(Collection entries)
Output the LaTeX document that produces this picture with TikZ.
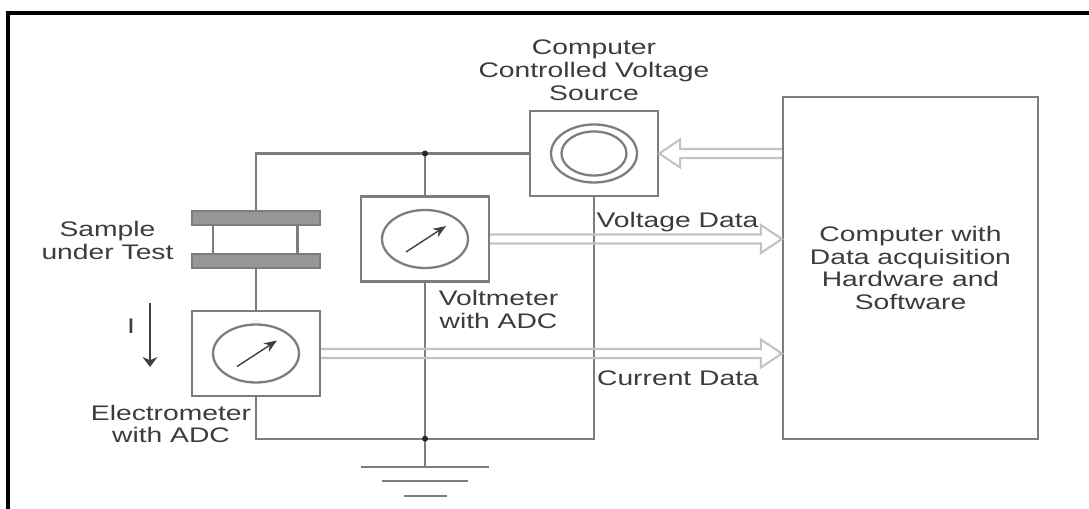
\documentclass[tikz,border=0pt]{standalone}
\usepackage{fontspec}
\setmainfont[FakeStretch=1.34]{Liberation Sans}
\usepackage{tikz}
\usetikzlibrary{arrows.meta}
\usetikzlibrary{calc}
\tikzstyle{diagram} = [x = .02cm, y = -.02cm]
\definecolor{wireColor}{RGB}{125,125,125}
\definecolor{plateColor}{RGB}{150,150,150}
\definecolor{dataColor}{RGB}{195,195,195}
\definecolor{labelColor}{RGB}{60,60,60}
\tikzstyle{wireLine} = [color=wireColor, line width=1.3pt]
\tikzstyle{dataLine} = [color=dataColor, line width=1.2pt]
\tikzstyle{frameLine} = [color=black, line width=2.2pt]
\tikzstyle{meterBox} = [draw=wireColor, line width=1.3pt, fill=white, inner sep=0pt, minimum width=2.56cm, minimum height=1.7cm]
\tikzstyle{plateStyle} = [draw=wireColor, line width=.8pt, fill=plateColor, inner sep=0pt, minimum width=2.56cm, minimum height=.28cm]
\tikzstyle{dotStyle} = [circle, fill=black!85, inner sep=0pt, minimum size=.12cm]
\tikzstyle{labelText} = [text=labelColor, align=center, inner sep=0pt, font=\fontsize{12}{13}\selectfont]
\tikzstyle{needleStyle} = [color=black!75, line width=.8pt, -{Stealth[length=.26cm, width=.2cm]}]
\tikzstyle{currentArrow} = [color=black!75, line width=.8pt, -{Stealth[length=.2cm, width=.3cm]}]
\newcommand{\meterDial}[1]{
  \draw [wireLine] (#1.center) circle [x radius=43, y radius=29];
  \draw [needleStyle] ($(#1.center)+(-19,13)$) -- +(40,-26);
}
\newcommand{\dataArrow}[3]{\draw [dataLine] ($(#1)+(0,-4.5)$) -- ($(#2)+(-21*#3,-4.5)$) -- ($(#2)+(-21*#3,-14)$) -- (#2) -- ($(#2)+(-21*#3,14)$) -- ($(#2)+(-21*#3,4.5)$) -- ($(#1)+(0,4.5)$);}
\begin{document}
\begin{tikzpicture}[diagram]
  \useasboundingbox (0,0) rectangle (1089,509);
  \draw [frameLine] (8,509) -- (8,13) -- (1089,13);

  \node [meterBox] (source) at (594,153.5) {};
  \node [meterBox] (voltmeter) at (425,239) {};
  \node [meterBox] (electrometer) at (256,353.5) {};
  \node [meterBox, minimum width=5.1cm, minimum height=6.84cm, labelText] (computer) at (910.5,268) {Computer with\\Data acquisition\\Hardware and\\Software};
  \node [plateStyle] (upperPlate) at (256,218) {};
  \node [plateStyle] (lowerPlate) at (256,261) {};

  \coordinate (topJoint) at (voltmeter.center |- source.center);
  \coordinate (bottomJoint) at (425,438.7);
  \coordinate (topCorner) at (upperPlate.north |- source.center);
  \coordinate (bottomLeft) at (electrometer.south |- bottomJoint);
  \coordinate (bottomRight) at (source.south |- bottomJoint);
  \coordinate (groundTop) at (425,467);
  \coordinate (voltageTip) at (computer.west |- voltmeter.east);
  \coordinate (currentTip) at (computer.west |- electrometer.east);
  \coordinate (sourceTip) at (source.east);
  \coordinate (sourceTail) at (computer.west |- source.east);
  \coordinate (currentStart) at (150,303);
  \coordinate (currentEnd) at (150,367);

  \draw [wireLine] (source.west) -- (topCorner) -- (upperPlate.north);
  \draw [wireLine] (lowerPlate.south) -- (electrometer.north);
  \draw [wireLine] (electrometer.south) -- (bottomLeft) -- (bottomRight) -- (source.south);
  \draw [wireLine] (topJoint) -- (voltmeter.north);
  \draw [wireLine] (voltmeter.south) -- (groundTop);
  \draw [wireLine] ($(upperPlate.south)+(-43,0)$) -- ($(lowerPlate.north)+(-43,0)$);
  \draw [wireLine] ($(upperPlate.south)+(41.5,0)$) -- ($(lowerPlate.north)+(41.5,0)$);

  \node [dotStyle] (topDot) at (topJoint) {};
  \node [dotStyle] (bottomDot) at (bottomJoint) {};

  \draw [wireLine] (groundTop) +(-64,0) -- +(64,0);
  \draw [wireLine] (groundTop) +(-43,14) -- +(43,14);
  \draw [wireLine] (groundTop) +(-21.5,29) -- +(21.5,29);

  \draw [wireLine] (source.center) circle [x radius=43, y radius=29];
  \draw [wireLine] (source.center) circle [x radius=32.5, y radius=22];
  \meterDial{voltmeter}
  \meterDial{electrometer}

  \dataArrow{voltmeter.east}{voltageTip}{1}
  \dataArrow{electrometer.east}{currentTip}{1}
  \dataArrow{sourceTail}{sourceTip}{-1}

  \draw [currentArrow] (currentStart) -- (currentEnd);

  \node [labelText] (sourceLabel) at (594,70) {Computer\\Controlled Voltage\\Source};
  \node [labelText] (sampleLabel) at (107.5,240.5) {Sample\\under Test};
  \node [labelText] (voltmeterLabel) at (498.5,309.5) {Voltmeter\\with ADC};
  \node [labelText] (electrometerLabel) at (171,424) {Electrometer\\with ADC};
  \node [labelText] (voltageLabel) at (677.5,222) {Voltage Data};
  \node [labelText] (currentLabel) at (678,378) {Current Data};
  \node [labelText] (currentSymbol) at (131,326) {I};
\end{tikzpicture}
\end{document}
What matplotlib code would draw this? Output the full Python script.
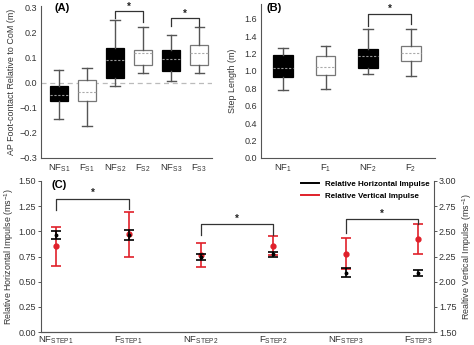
import matplotlib.pyplot as plt
from matplotlib.lines import Line2D

plt.rcParams["font.family"] = ["Liberation Sans", "DejaVu Sans"]
plt.rcParams["mathtext.fontset"] = "custom"
plt.rcParams["mathtext.rm"] = "Liberation Sans"
plt.rcParams["mathtext.it"] = "Liberation Sans:italic"
plt.rcParams["mathtext.bf"] = "Liberation Sans:bold"
plt.rcParams["axes.edgecolor"] = "#555555"
plt.rcParams["xtick.color"] = "#555555"
plt.rcParams["ytick.color"] = "#555555"
plt.rcParams["xtick.labelcolor"] = "#333333"
plt.rcParams["ytick.labelcolor"] = "#333333"

# Panel A: AP foot-contact relative to CoM (m), five-number summaries
a_labels = ["NF$_\\mathrm{S1}$", "F$_\\mathrm{S1}$", "NF$_\\mathrm{S2}$",
            "F$_\\mathrm{S2}$", "NF$_\\mathrm{S3}$", "F$_\\mathrm{S3}$"]
a_whislo = [-0.143, -0.173, -0.013, 0.040, 0.008, 0.040]
a_q1 = [-0.072, -0.072, 0.019, 0.069, 0.048, 0.069]
a_med = [-0.048, -0.037, 0.092, 0.116, 0.093, 0.119]
a_q3 = [-0.013, 0.009, 0.139, 0.131, 0.128, 0.151]
a_whishi = [0.049, 0.060, 0.250, 0.221, 0.190, 0.221]

# Panel B: step length (m)
b_labels = ["NF$_\\mathrm{1}$", "F$_\\mathrm{1}$", "NF$_\\mathrm{2}$", "F$_\\mathrm{2}$"]
b_whislo = [0.78, 0.79, 0.965, 0.94]
b_q1 = [0.927, 0.95, 1.04, 1.12]
b_med = [1.04, 1.05, 1.17, 1.21]
b_q3 = [1.185, 1.17, 1.25, 1.29]
b_whishi = [1.27, 1.29, 1.48, 1.48]

# Panel C: impulses, mean and error
c_labels = ["NF$_\\mathrm{STEP1}$", "F$_\\mathrm{STEP1}$", "NF$_\\mathrm{STEP2}$",
            "F$_\\mathrm{STEP2}$", "NF$_\\mathrm{STEP3}$", "F$_\\mathrm{STEP3}$"]
horiz_mean = [0.962, 0.966, 0.743, 0.770, 0.591, 0.588]
horiz_err = [0.042, 0.048, 0.030, 0.027, 0.043, 0.027]
vert_mean = [2.352, 2.471, 2.266, 2.358, 2.279, 2.421]
vert_err = [0.192, 0.223, 0.122, 0.094, 0.150, 0.150]

BLACK = "#000000"
RED = "#e0202a"
GREY = "#555555"
TXT = "#333333"


def draw_boxes(ax, whislo, q1, med, q3, whishi, width):
    stats = []
    for i in range(len(med)):
        stats.append({"whislo": whislo[i], "q1": q1[i], "med": med[i],
                      "q3": q3[i], "whishi": whishi[i], "fliers": []})
    bp = ax.bxp(stats, positions=range(1, len(med) + 1), widths=width,
                patch_artist=True, showfliers=False,
                whiskerprops=dict(color=GREY, lw=1.0),
                capprops=dict(color=GREY, lw=1.0),
                medianprops=dict(ls=(0, (2, 1.5)), lw=0.8),
                capwidths=width * 0.5)
    for i, box in enumerate(bp["boxes"]):
        med_line = bp["medians"][i]
        if i % 2 == 0:
            box.set_facecolor("black")
            box.set_edgecolor("black")
            med_line.set_color("#999999")
        else:
            box.set_facecolor("white")
            box.set_edgecolor("#777777")
            med_line.set_color("#aaaaaa")
        box.set_linewidth(0.9)


def bracket(ax, x1, x2, y, y1, y2, ystar):
    ax.plot([x1, x1, x2, x2], [y1, y, y, y2], color="#333333", lw=0.9,
            clip_on=False)
    ax.text((x1 + x2) / 2, ystar, "*", ha="center", va="center",
            fontsize=7, fontweight="bold", color="#222222")


def style(ax):
    ax.spines["top"].set_visible(False)
    ax.spines["right"].set_visible(False)
    ax.tick_params(axis="y", labelsize=6.5, length=0, pad=3)
    ax.tick_params(axis="x", length=0, labelsize=6.8, pad=3)


fig = plt.figure(figsize=(4.74, 3.45), dpi=100)

# (A)
ax_a = fig.add_axes([41 / 474, 1 - 158 / 345, 171 / 474, 152 / 345])
ax_a.axhline(0, color="#bbbbbb", lw=0.9, ls=(0, (4, 3)), zorder=0)
draw_boxes(ax_a, a_whislo, a_q1, a_med, a_q3, a_whishi, 0.65)
ax_a.set_xlim(0.36, 6.46)
ax_a.set_ylim(-0.3, 0.305)
ax_a.set_yticks([-0.3, -0.2, -0.1, 0.0, 0.1, 0.2, 0.3])
ax_a.set_yticklabels(["\u22120.3", "\u22120.2", "\u22120.1", "0.0", "0.1", "0.2", "0.3"])
ax_a.set_xticks(range(1, 7))
ax_a.set_xticklabels(a_labels)
ax_a.set_ylabel("AP Foot-contact Relative to CoM (m)", fontsize=6.4,
                color=TXT, labelpad=2)
style(ax_a)
bracket(ax_a, 3, 4, 0.285, 0.259, 0.242, 0.30)
bracket(ax_a, 5, 6, 0.259, 0.224, 0.224, 0.275)
ax_a.text(0.85, 0.296, "(A)", fontsize=8, fontweight="bold", va="center")

# (B)
ax_b = fig.add_axes([261 / 474, 1 - 158 / 345, 174 / 474, 154 / 345])
draw_boxes(ax_b, b_whislo, b_q1, b_med, b_q3, b_whishi, 0.46)
ax_b.set_xlim(0.49, 4.56)
ax_b.set_ylim(0, 1.77)
ax_b.set_yticks([0.0, 0.2, 0.4, 0.6, 0.8, 1.0, 1.2, 1.4, 1.6])
ax_b.set_yticklabels(["0.0", "0.2", "0.4", "0.6", "0.8", "1.0", "1.2", "1.4", "1.6"])
ax_b.set_xticks(range(1, 5))
ax_b.set_xticklabels(b_labels)
ax_b.set_ylabel("Step Length (m)", fontsize=6.4, color=TXT, labelpad=5)
style(ax_b)
bracket(ax_b, 3, 4, 1.65, 1.52, 1.54, 1.71)
ax_b.text(0.62, 1.72, "(B)", fontsize=8, fontweight="bold", va="center")

# (C)
ax_c = fig.add_axes([41 / 474, 13 / 345, 393 / 474, 151 / 345])
ax_r = ax_c.twinx()
pos = list(range(1, 7))
ax_c.errorbar(pos, horiz_mean, yerr=horiz_err, fmt="o", ms=1.8, color=BLACK,
              ecolor=BLACK, elinewidth=1.2, capsize=3.5, capthick=1.2, zorder=3)
ax_r.errorbar(pos, vert_mean, yerr=vert_err, fmt="o", ms=3.5, color=RED,
              ecolor=RED, elinewidth=1.2, capsize=3.5, capthick=1.2, zorder=2)
ax_c.set_zorder(ax_r.get_zorder() + 1)
ax_c.patch.set_visible(False)
ax_c.set_xlim(0.79, 6.22)
ax_c.set_ylim(0, 1.5)
ax_r.set_ylim(1.5, 3.0)
ax_c.set_yticks([0.0, 0.25, 0.5, 0.75, 1.0, 1.25, 1.5])
ax_c.set_yticklabels(["0.00", "0.25", "0.50", "0.75", "1.00", "1.25", "1.50"])
ax_r.set_yticks([1.5, 1.75, 2.0, 2.25, 2.5, 2.75, 3.0])
ax_r.set_yticklabels(["1.50", "1.75", "2.00", "2.25", "2.50", "2.75", "3.00"])
ax_c.set_xticks(pos)
ax_c.set_xticklabels(c_labels)
ax_c.set_ylabel("Relative Horizontal Impulse (ms$^{-1}$)", fontsize=6.4,
                color=TXT, labelpad=2)
ax_r.set_ylabel("Realtive Vertical Impulse (ms$^{-1}$)", fontsize=6.4,
                color=TXT, labelpad=3)
ax_c.spines["top"].set_visible(False)
ax_c.spines["right"].set_visible(False)
ax_r.spines["top"].set_visible(False)
ax_r.spines["left"].set_visible(False)
ax_c.tick_params(axis="y", labelsize=6.5, length=2, width=0.7, pad=1.5)
ax_r.tick_params(axis="y", labelsize=6.5, length=2, width=0.7, pad=1.5)
ax_c.tick_params(axis="x", length=0, labelsize=6.8, pad=1.5)
bracket(ax_c, 1, 2, 1.318, 1.21, 1.22, 1.38)
bracket(ax_c, 3, 4, 1.073, 0.964, 0.964, 1.12)
bracket(ax_c, 5, 6, 1.12, 0.984, 1.07, 1.17)
ax_c.text(0.93, 1.46, "(C)", fontsize=8, fontweight="bold", va="center")

handles = [Line2D([], [], color=BLACK, lw=1.4), Line2D([], [], color=RED, lw=1.4)]
ax_c.legend(handles, ["Relative Horizontal Impulse", "Relative Vertical Impulse"],
            loc="upper right", bbox_to_anchor=(1.0, 1.03), frameon=False,
            prop=dict(size=5.8, weight="bold"), handlelength=2.2,
            labelspacing=0.55, borderaxespad=0.1)

fig.savefig("out.png", dpi=100)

What to do ▸
Write out each line of the listing above, exactly, from its first line to the line holding "(8,13) -- (1089,13);", inclusive. Skip the pictures.

Finished answer ▸
Output the LaTeX document that produces this picture with TikZ.
\documentclass[tikz,border=0pt]{standalone}
\usepackage{fontspec}
\setmainfont[FakeStretch=1.34]{Liberation Sans}
\usepackage{tikz}
\usetikzlibrary{arrows.meta}
\usetikzlibrary{calc}
\tikzstyle{diagram} = [x = .02cm, y = -.02cm]
\definecolor{wireColor}{RGB}{125,125,125}
\definecolor{plateColor}{RGB}{150,150,150}
\definecolor{dataColor}{RGB}{195,195,195}
\definecolor{labelColor}{RGB}{60,60,60}
\tikzstyle{wireLine} = [color=wireColor, line width=1.3pt]
\tikzstyle{dataLine} = [color=dataColor, line width=1.2pt]
\tikzstyle{frameLine} = [color=black, line width=2.2pt]
\tikzstyle{meterBox} = [draw=wireColor, line width=1.3pt, fill=white, inner sep=0pt, minimum width=2.56cm, minimum height=1.7cm]
\tikzstyle{plateStyle} = [draw=wireColor, line width=.8pt, fill=plateColor, inner sep=0pt, minimum width=2.56cm, minimum height=.28cm]
\tikzstyle{dotStyle} = [circle, fill=black!85, inner sep=0pt, minimum size=.12cm]
\tikzstyle{labelText} = [text=labelColor, align=center, inner sep=0pt, font=\fontsize{12}{13}\selectfont]
\tikzstyle{needleStyle} = [color=black!75, line width=.8pt, -{Stealth[length=.26cm, width=.2cm]}]
\tikzstyle{currentArrow} = [color=black!75, line width=.8pt, -{Stealth[length=.2cm, width=.3cm]}]
\newcommand{\meterDial}[1]{
  \draw [wireLine] (#1.center) circle [x radius=43, y radius=29];
  \draw [needleStyle] ($(#1.center)+(-19,13)$) -- +(40,-26);
}
\newcommand{\dataArrow}[3]{\draw [dataLine] ($(#1)+(0,-4.5)$) -- ($(#2)+(-21*#3,-4.5)$) -- ($(#2)+(-21*#3,-14)$) -- (#2) -- ($(#2)+(-21*#3,14)$) -- ($(#2)+(-21*#3,4.5)$) -- ($(#1)+(0,4.5)$);}
\begin{document}
\begin{tikzpicture}[diagram]
  \useasboundingbox (0,0) rectangle (1089,509);
  \draw [frameLine] (8,509) -- (8,13) -- (1089,13);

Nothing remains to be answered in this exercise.